What I know for sure is that booting up my computer and meeting the challenge for the day helped me meet myself. It made me more, well, me. It's the practice, not the finish, that wakes us up day after day to the life we're meant to live.
That's my two cents, what's yours? Does following through help you feel more yourself?
For sure! I've pondered this very point today, thinking about how I'm really good at the visioning and big ideas. Yet, the follow through is erratic. You are so right about how great it feels once we push through the resistance and get something done. Cary Tennis once wrote that the more it feels like work, the closer you are to your dream. Achieving a dream takes work…lots of it inspired and energized, and some of it heavy and just blah. Thanks for pushing through. You inspire me.
Dearest Maria..thank you for this comment. I'm still pondering why it is that sticking with it/following through or whatever we want to call it can be so tough and so often. I mean, I get it with stuff that's really hard or scary like big important projects or the hard type of self-care or healthy stuff like quitting alcohol. But when it's fun??!!!??
I'm no closer to understanding right now why the follow through is hard, but I'm clear on the connection to changing my thought process and feeling around that moment of choice..because it is a choice even when it doesn't feel like it. And though resistance often feels more powerful that my ability to choose, when I change my relationship to the resistance everything else changes along with it, especially my relationship to myself. Thank you!
That's a tough question to answer! But first, let me say how BEAUTIFUL your ICAD pictures are! Love them!
I've finished projects that, while I didn't have to complete them, I basically hated the process as time went on. And I've quit on projects, too. In my younger years through mid-adulthood I felt that following through on projects was akin to perfection, and perfection was my goal. But in the 2nd half of my life, I have a different take. I no longer strive for perfection as that is an impossible bar to aim for while retaining my self-respect. I look at things now more through a lens of how much joy will this project bring me? Would my time be better spent doing something else? Bottom line, I feel that giving myself permission to let go of a project is empowering. I've learned to trust my gut, too. So if I feel I'm not getting enough out of an experience, I can walk away and not feel like a failure. I'm just taking care of myself.
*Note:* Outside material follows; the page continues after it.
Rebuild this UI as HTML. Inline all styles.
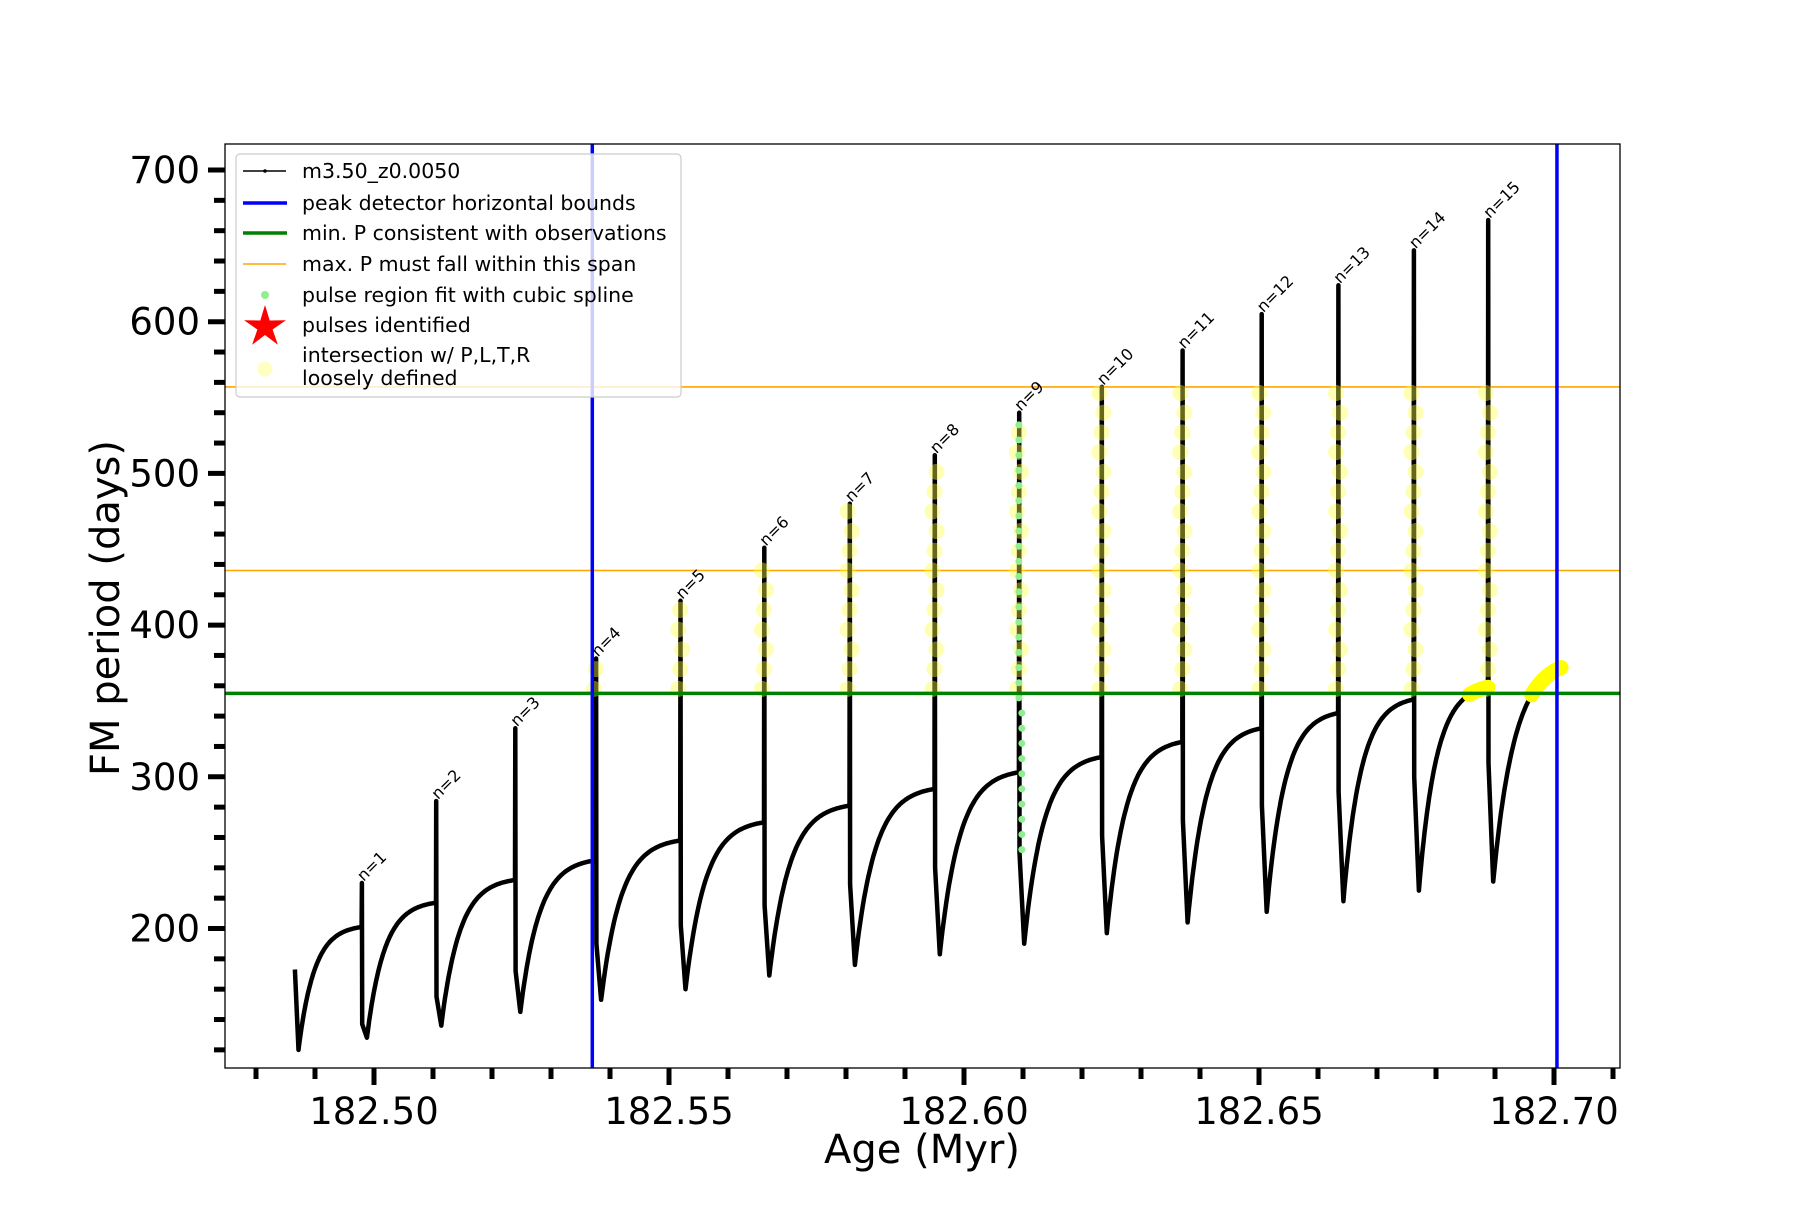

Oh gosh..thank you Sue! It does make me so happy to look over my completed cards..they bring me joy! And now I'm creating an entire journal using my cards as the focal points. Such fun!
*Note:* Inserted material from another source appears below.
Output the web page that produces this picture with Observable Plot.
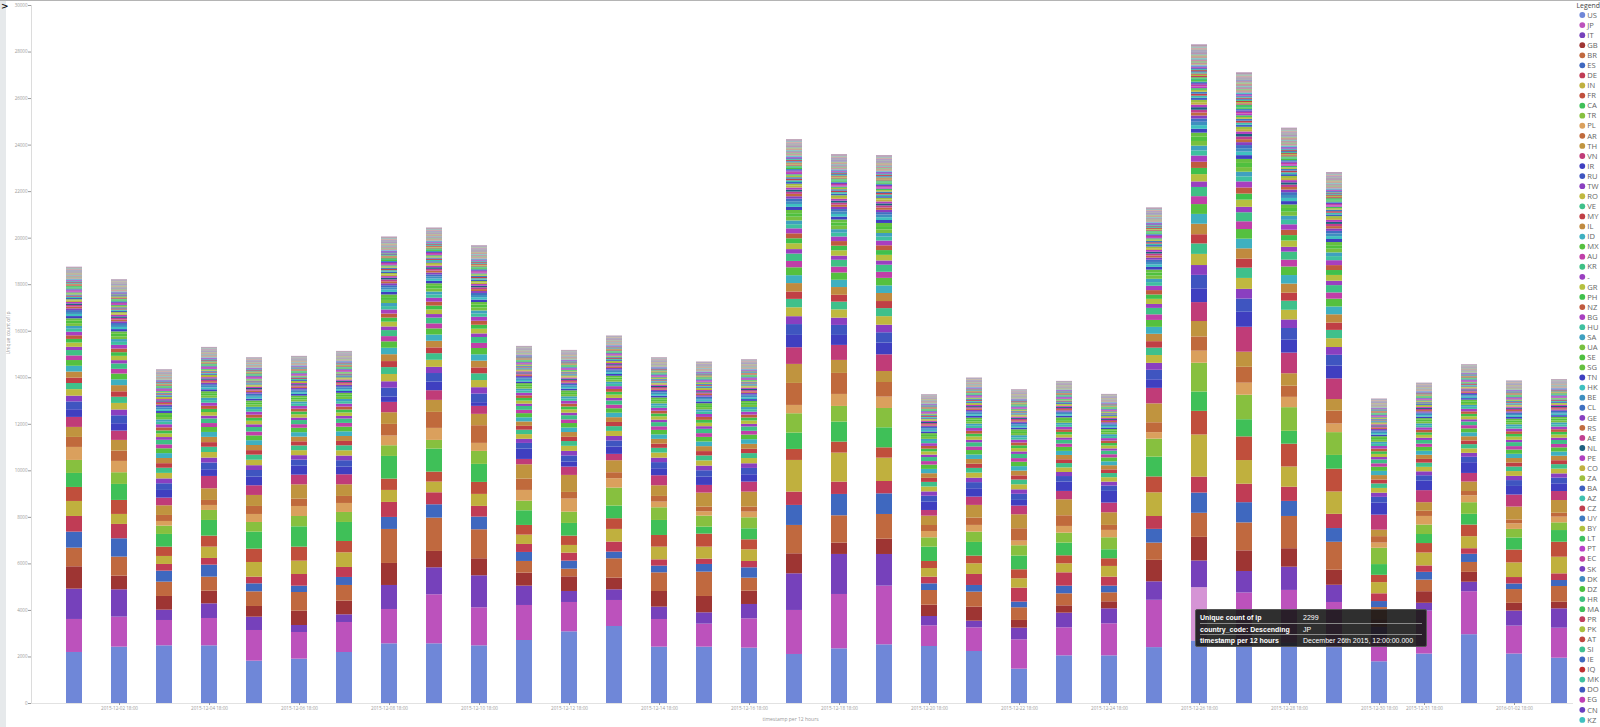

You bring up an important point..about projects that we hate but finish anyway. I think we can learn as much from those as we do from the projects we love completing. And walking away from some projects is absolutely the right thing to do, for a variety of reasons. Also, your important point about perfection driving the need to finish and the manner in which we work. One reason I participate every year in ICAD is just that..to do more work on letting go of my perfectionistic tendencies. Creativity is an excellent arena for that..because a project rarely – for me anyway – turns out exactly the way I thought it would, lol… That's part of the learning process of finishing.
In particular this time it really struck me that the moment of resistance can arise even around something fun and, if we recognize when it's happening, what an opportunity it is for us to look at our relationship with ourselves in that one moment. I guess this is a long winded way of saying I recognized that moment for the opportunity it was to change my relationship with being dedicated to the process as opposed to the finished product. Thank you!